How does one mourn the loss of thirteen winged creatures?
I have not allowed myself to ask this until now. It is only now that I have allowed myself to begin to realize that they are no longer here with me.
Twelve are MIA and one is confirmed dead. So I really don’t know where any of them are. I only know that they are not here, not with me.
Early this morning I could have sworn I heard Alice singing, imitating a car alarm, so screaming, really. But making that sound made him happy. He taught the same song to his sons Sammie and Frida. They sang it too, and it made them happy.
I can see so clearly in my mind how they would all puff up and march around and all make their car alarm call. Somewhere in my mind I expect to see it all again soon, when I go back home.
Except…I’m not going back home. Home is gone forever.
Mr. Nugget was the angriest budgie I have ever met. He got his name because when he hatched, he was so tiny and yellow-pink that he looked like a little nugget and that was all. So we named him Mr. Nugget because somehow the title “mister” gave him the authority that the little budgie deserved.
Why was Mr. Nugget so angry? I guess we never really asked ourselves that. He would perch in the corner and bitch for hours on end. Sometimes he would bitch right in the face of some unfortunate victim, sometimes just to himself. At times we could tell why he was bitching but most of the time it was a mystery.
Thus came the phrase “don’t piss off Mr. Nugget.”
Stormy…She was the first cockatiel I ever had. She has lived with me since 2001. She had moved from Plano to Austin with me. I was with her when she found her mate and she was with me when I found mine.
Storm Bird was calm and carried herself with the authority of the flock’s matriarch. When the others were upset, she was a stone gargoyle, standing, perching, watching over everything.
Even after she had laid countless eggs and hatched three birds she still was never too good to step onto my finger and perch there. She never bit me, only reached out her beak in firm warning if it wasn’t a good time.

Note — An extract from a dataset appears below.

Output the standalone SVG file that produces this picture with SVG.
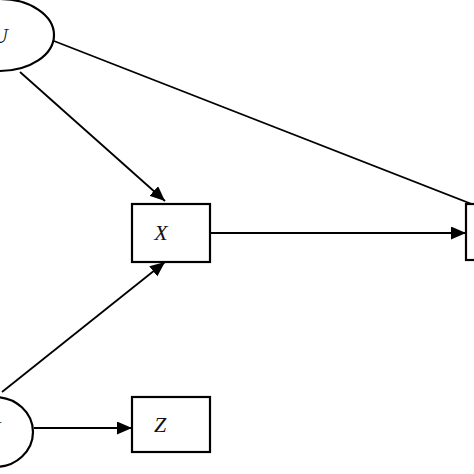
<svg xmlns="http://www.w3.org/2000/svg" width="474" height="474" viewBox="0 0 474 474">
<defs>
<marker id="ah" markerWidth="15" markerHeight="13" refX="15" refY="6.5" orient="auto" markerUnits="userSpaceOnUse">
<path d="M0,0 L15,6.5 L0,13 Z" fill="#000"/>
</marker>
<style>
.n{fill:#fff;stroke:#000;stroke-width:2.2}
.e{stroke:#000;stroke-width:1.8;fill:none}
.t{font-family:"Liberation Serif","DejaVu Serif",serif;font-style:italic;font-size:22px;fill:#111}
</style>
</defs>
<rect width="474" height="474" fill="#fff"/>
<g id="connectors">
<line class="e" x1="54" y1="41" x2="474" y2="205"/>
<line class="e" x1="20" y1="72" x2="165" y2="201" marker-end="url(#ah)"/>
<line class="e" x1="210" y1="233" x2="466" y2="233" marker-end="url(#ah)"/>
<line class="e" x1="2" y1="392" x2="165" y2="262" marker-end="url(#ah)"/>
<line class="e" x1="34" y1="428" x2="132" y2="428" marker-end="url(#ah)"/>
</g>
<g id="U">
<ellipse class="n" cx="0" cy="35" rx="54" ry="36"/>
<text class="t" x="-8" y="43">U</text>
</g>
<g id="X">
<rect class="n" x="132" y="204" width="78" height="58"/>
<text class="t" x="161" y="240" text-anchor="middle">X</text>
</g>
<g id="Y">
<rect class="n" x="466" y="204" width="30" height="56"/>
</g>
<g id="V">
<ellipse class="n" cx="-5" cy="432" rx="38" ry="35"/>
<text class="t" x="-14" y="436">V</text>
</g>
<g id="Z">
<rect class="n" x="132" y="397" width="78" height="55"/>
<text class="t" x="160" y="432" text-anchor="middle">Z</text>
</g>
</svg>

Over the years Storm Bird’s quiet call sometimes got lost in the noise, but I always looked to her as the strong one. I guess to most people she was just a bird. To me she was a person, she was my friend.
Storm Bird’s mate was Alice. A completely obnoxious bastard from the beginning, I always loved him. The first time he saw Stormy he knocked at least four other cockatiels off of a ladder to get as close to her as possible. Then he puffed out his fat yellow chest and looked as fat and adorable as he possibly could. We had to take him home.
Over the years Storm and Alice hatched Sammie and Frida and Yellow Bird. Yellow Bird was especially lucky. She was adopted by a man whose cockatiel had just suffered the loss of his best friend and from the last I heard, she was living a full and happy life with them. Maybe someday I’ll be able to go see her again.
Sammie was the first bird that hatched in my home. We heard him long before we saw him. When we finally did see him we had to laugh. He was a spoiled baby bird. When his parents weren’t feeding him he was spending long hours with me and Candice on the couch after our shifts at Wanfu. We let him sit on our chests or in our laps where he was warm. He formed a bond with both of us. His parents never even seemed disturbed that we paid him so much attention. They knew we were not bad.
I saw Sammie’s lifeless body on the concrete floor after the fire. I’m not a person to show my emotions extensively, but it was then that I broke down and wailed. At that moment it did not matter that my parents were there, or that the neighbors could hear. Nothing really mattered as I knealed in the ashes of our burnt out home and cried over the body of one of the closest things I will ever have to a child.
For those moments there was nothing else around me, nothing in the world except black ashes and the lifeless orange feathers that used to be Sammie’s cheeks.